Actionable Insights for History and Film Buffs

If you want to actually understand this era through film, don't just watch the blockbusters. You have to look at the fringes.

  • Watch the documentaries first. Start with The Gulf War (1996) by PBS Frontline. It provides the context that Three Kings or Jarhead assumes you already know.
  • Compare the "Vibe." Notice how 90s war movies feel different from 2000s war movies. Post-9/11 films are darker, more cynical. Desert Storm movies often have a weird, leftover 80s "action" feel mixed with a dawning realization that the world had changed.
  • Look for the "Tanker" Perspective. Most people forget the Gulf War saw the largest tank battle in history (the Battle of 73 Easting). While there isn't a Fury-style movie for this yet, finding archival footage of M1 Abrams crews gives you a better sense of the sheer speed of the "Left Hook" maneuver than any Hollywood script has managed so far.
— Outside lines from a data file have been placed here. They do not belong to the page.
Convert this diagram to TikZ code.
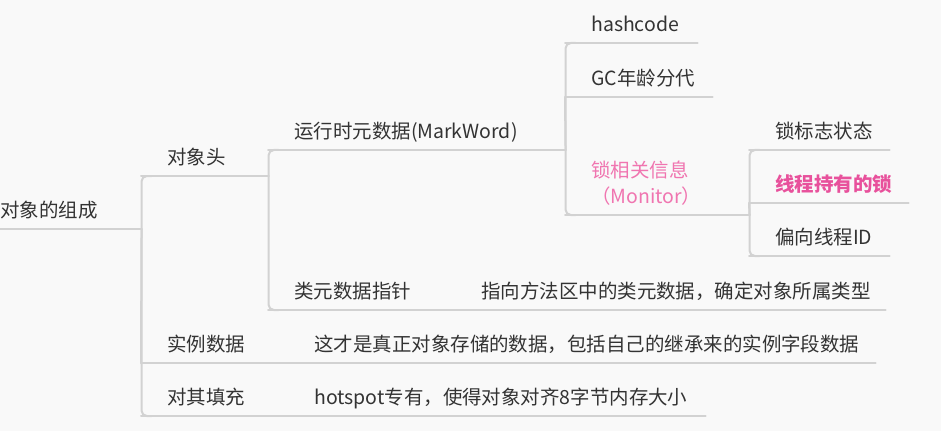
\documentclass[tikz,border=0pt]{standalone}
\usepackage{fontspec}
\setmainfont{Noto Sans CJK SC}
\usepackage{tikz}

\definecolor{ink}{HTML}{333333}
\definecolor{lockpink}{HTML}{F075B0}
\definecolor{ownerpink}{HTML}{E8519C}
\definecolor{rulegray}{HTML}{D2D2D2}
\definecolor{paper}{HTML}{F9F9F9}

% one topic: box of the underline length, text indented from its left end
\newcommand{\topictext}[2]{\makebox[#1][l]{\hspace*{19.5pt}#2}}

\tikzset{
  topic/.style={anchor=south west, inner sep=0, text depth=8.25pt, text=ink,
    font=\fontsize{14.6pt}{19.5pt}\selectfont},
  rule/.style={draw=rulegray, line width=1.5pt, line cap=round},
  link/.style={rule, rounded corners=4pt}
}

\begin{document}
\begin{tikzpicture}[x=0.75pt, y=-0.75pt]
    \fill [paper] (0, 0) rectangle (941, 431);
    \useasboundingbox (0, 0) rectangle (941, 431);

    % root and first level
    \node [topic] (root) at (0, 229) {\makebox[105.75pt][l]{对象的组成}};
    \node [topic] (head) at (141, 176) {\topictext{95.25pt}{对象头}};
    \node [topic] (inst) at (141, 363) {\topictext{89.25pt}{实例数据}};
    \node [topic] (pad) at (141, 416) {\topictext{89.25pt}{对其填充}};

    % object header
    \node [topic] (mark) at (268, 150) {\topictext{222.75pt}{运行时元数据(MarkWord)}};
    \node [topic] (klass) at (268, 310) {\topictext{119.25pt}{类元数据指针}};
    \node [topic] (klassd) at (455, 310) {\topictext{322.5pt}{指向方法区中的类元数据，确定对象所属类型}};
    \node [topic] (instd) at (288, 363) {\topictext{440.25pt}{这才是真正对象存储的数据，包括自己的继承来的实例字段数据}};
    \node [topic] (padd) at (288, 416) {\topictext{312.75pt}{hotspot专有，使得对象对齐8字节内存大小}};

    % mark word
    \node [topic] (hash) at (565, 43) {\topictext{99pt}{hashcode}};
    \node [topic] (gc) at (565, 97) {\topictext{110.25pt}{GC年龄分代}};
    \node [topic, text=lockpink] (lock) at (565, 215)
      {\topictext{138pt}{\begin{tabular}[b]{@{}l@{}}锁相关信息\\（Monitor）\end{tabular}}};

    % lock info
    \node [topic] (flag) at (749, 150) {\topictext{105pt}{锁标志状态}};
    \node [topic, text=ownerpink] (owner) at (749, 203) {\topictext{119.25pt}{\bfseries 线程持有的锁}};
    \node [topic] (bias) at (749, 256) {\topictext{105pt}{偏向线程ID}};

    \foreach \n in {root, head, inst, pad, mark, klass, klassd, instd, padd,
                    hash, gc, lock, flag, owner, bias}
      \draw [rule] (\n.south west) -- (\n.south east);

    \draw [link] (root.south east) |- ([xshift=8pt]head.south west);
    \draw [link] (root.south east) -- (inst.south west);
    \draw [link] (root.south east) |- ([xshift=8pt]pad.south west);

    \draw [link] (head.south east) |- ([xshift=8pt]mark.south west);
    \draw [link] (head.south east) |- ([xshift=8pt]klass.south west);
    \draw [link] (klass.south east) -- (klassd.south west);
    \draw [link] (inst.south east) -- (instd.south west);
    \draw [link] (pad.south east) -- (padd.south west);

    \draw [link] (mark.south east) |- ([xshift=8pt]hash.south west);
    \draw [link] (mark.south east) -- (gc.south west);
    \draw [link] (mark.south east) |- ([xshift=8pt]lock.south west);

    \draw [link] (lock.south east) |- ([xshift=8pt]flag.south west);
    \draw [link] (lock.south east) -- (owner.south west);
    \draw [link] (lock.south east) |- ([xshift=8pt]bias.south west);
  \end{tikzpicture}
\end{document}
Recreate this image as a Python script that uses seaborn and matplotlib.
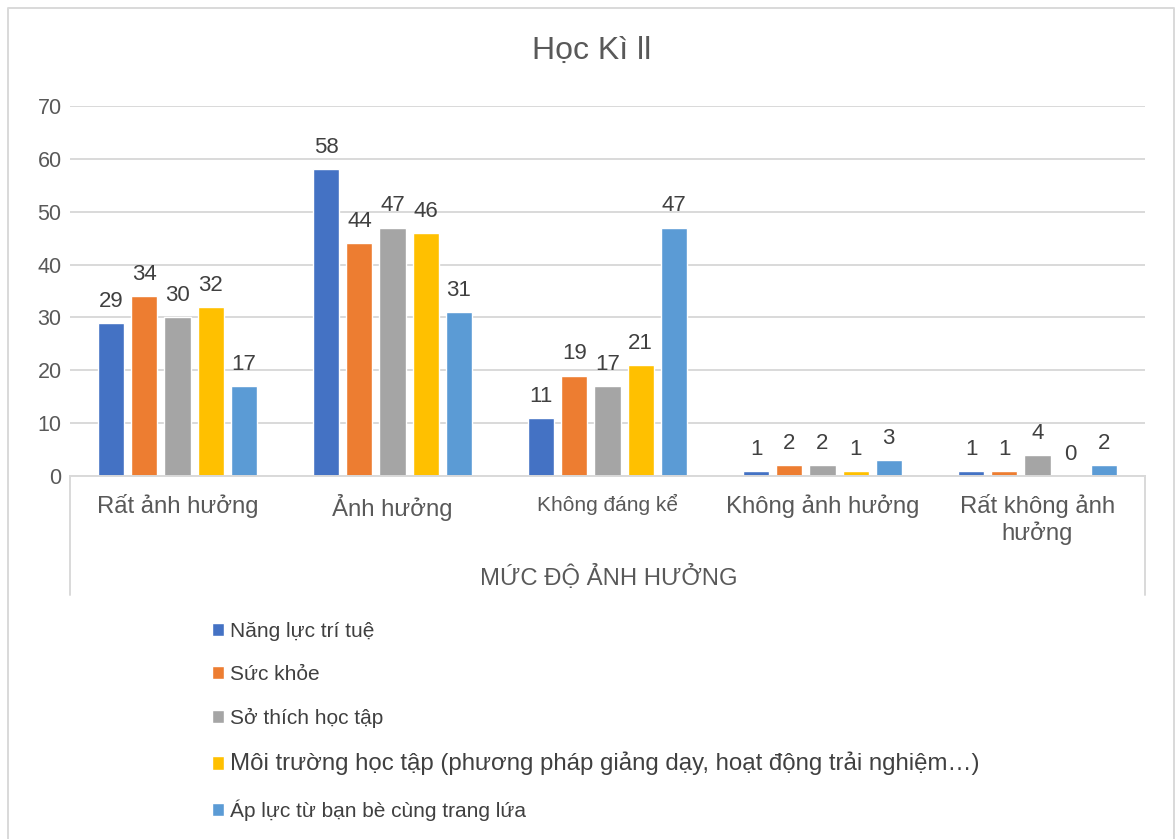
import matplotlib
matplotlib.use("Agg")
import matplotlib.pyplot as plt
from matplotlib.lines import Line2D
import pandas as pd
import seaborn as sns

# Influence levels (category axis)
levels = ["Rất ảnh hưởng", "Ảnh hưởng", "Không đáng kể", "Không ảnh hưởng", "Rất không ảnh\nhưởng"]

# Factors (series)
factors = [
    "Năng lực trí tuệ",
    "Sức khỏe",
    "Sở thích học tập",
    "Môi trường học tập (phương pháp giảng dạy, hoạt động trải nghiệm…)",
    "Áp lực từ bạn bè cùng trang lứa",
]

nang_luc = [29, 58, 11, 1, 1]
suc_khoe = [34, 44, 19, 2, 1]
so_thich = [30, 47, 17, 2, 4]
moi_truong = [32, 46, 21, 1, 0]
ap_luc = [17, 31, 47, 3, 2]

colors = ["#4472C4", "#ED7D31", "#A5A5A5", "#FFC000", "#5B9BD5"]
y_ticks = [0, 10, 20, 30, 40, 50, 60, 70]

series = [nang_luc, suc_khoe, so_thich, moi_truong, ap_luc]
rows = []
for name, vals in zip(factors, series):
    for lvl, v in zip(levels, vals):
        rows.append({"level": lvl, "factor": name, "value": v})
df = pd.DataFrame(rows)

sns.set_theme(style="white")
plt.rcParams["font.family"] = ["Liberation Sans", "DejaVu Sans"]

W, H = 1176, 839
fig = plt.figure(figsize=(W / 100, H / 100), dpi=100)
ax = fig.add_axes([70 / W, 1 - 476 / H, (1145 - 70) / W, (476 - 106) / H])

sns.barplot(data=df, x="level", y="value", hue="factor", order=levels,
            hue_order=factors, palette=colors, width=0.77, gap=0.21,
            saturation=1, ax=ax, legend=True)

handles, labels = ax.get_legend_handles_labels()
ax.get_legend().remove()

for cont in ax.containers:
    ax.bar_label(cont, fmt="%d", padding=8, fontsize=16, color="#404040")

ax.set_ylim(0, 70)
ax.set_yticks(y_ticks)
ax.set_xlim(-0.5, 4.5)
ax.yaxis.grid(True, color="#d9d9d9", linewidth=1.4)
ax.set_axisbelow(True)
for s in ["top", "right", "left"]:
    ax.spines[s].set_visible(False)
ax.spines["bottom"].set_color("#d9d9d9")
ax.spines["bottom"].set_linewidth(1.4)
ax.tick_params(axis="both", length=0, colors="#595959")
ax.tick_params(axis="y", labelsize=15.5, pad=6)
ax.tick_params(axis="x", labelsize=17.2, pad=13)
ax.set_xlabel("")
ax.set_ylabel("")
for t in ax.get_xticklabels():
    t.set_multialignment("center")
    if t.get_text() == "Không đáng kể":
        t.set_fontsize(15)

# Category axis box and outer label
for xpix in (70, 1145):
    fig.add_artist(Line2D([xpix / W, xpix / W], [1 - 476 / H, 1 - 595 / H],
                          color="#d9d9d9", linewidth=1.4))
fig.text(609 / W, 1 - 578 / H, "MỨC ĐỘ ẢNH HƯỞNG", ha="center", va="center",
         fontsize=17.2, color="#595959")

# Title
fig.text(592 / W, 1 - 51 / H, "Học Kì ll", ha="center", va="center",
         fontsize=23, color="#595959")

# Legend
leg = fig.legend(handles, labels, loc="upper left",
                 bbox_to_anchor=(193 / W, 1 - 603 / H), frameon=False,
                 fontsize=15, labelspacing=1.15, handlelength=0.6,
                 handleheight=0.6, handletextpad=0.3, labelcolor="#404040")
leg.get_texts()[3].set_fontsize(17.3)

# Chart border (left, top, right)
bx0, bx1, by = 7.5 / W, 1174 / W, 1 - 7.5 / H
fig.add_artist(Line2D([bx0, bx0, bx1, bx1], [0, by, by, 0],
                      color="#d9d9d9", linewidth=1.4))

fig.savefig("out.png", dpi=100, facecolor="white")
The legacy of the 1991 conflict is complicated. It was a "perfect" military operation that left a very "imperfect" long-term footprint. The movies we have reflect that. They are movies about frustration, technology, and the strange, shimmering heat of a desert that hid more than it revealed.

To get the most out of these films, look for the details: the chocolate-chip camouflage uniforms, the MREs that tasted like cardboard, and the sound of the oil well fires. Those fires, set by retreating Iraqi forces, turned day into night. That image—the burning horizon—remains the most powerful visual in the history of the conflict, and it's where the best cinematography in these films always lives.

To truly dive into the genre, start with the "Holy Trinity" of the Gulf War: Jarhead for the soldier's psyche, Three Kings for the political aftermath, and Courage Under Fire for the trauma of combat. This gives you a 360-degree view of a war that was over in a blink but has never really left the American consciousness.

Check out the independent circuits for smaller shorts as well. Often, student films from the mid-90s, made by returning vets on the G.I. Bill, contain the most raw, unpolished truths about the sand, the boredom, and the "crunch" of the desert floor that big Hollywood productions simply can't replicate.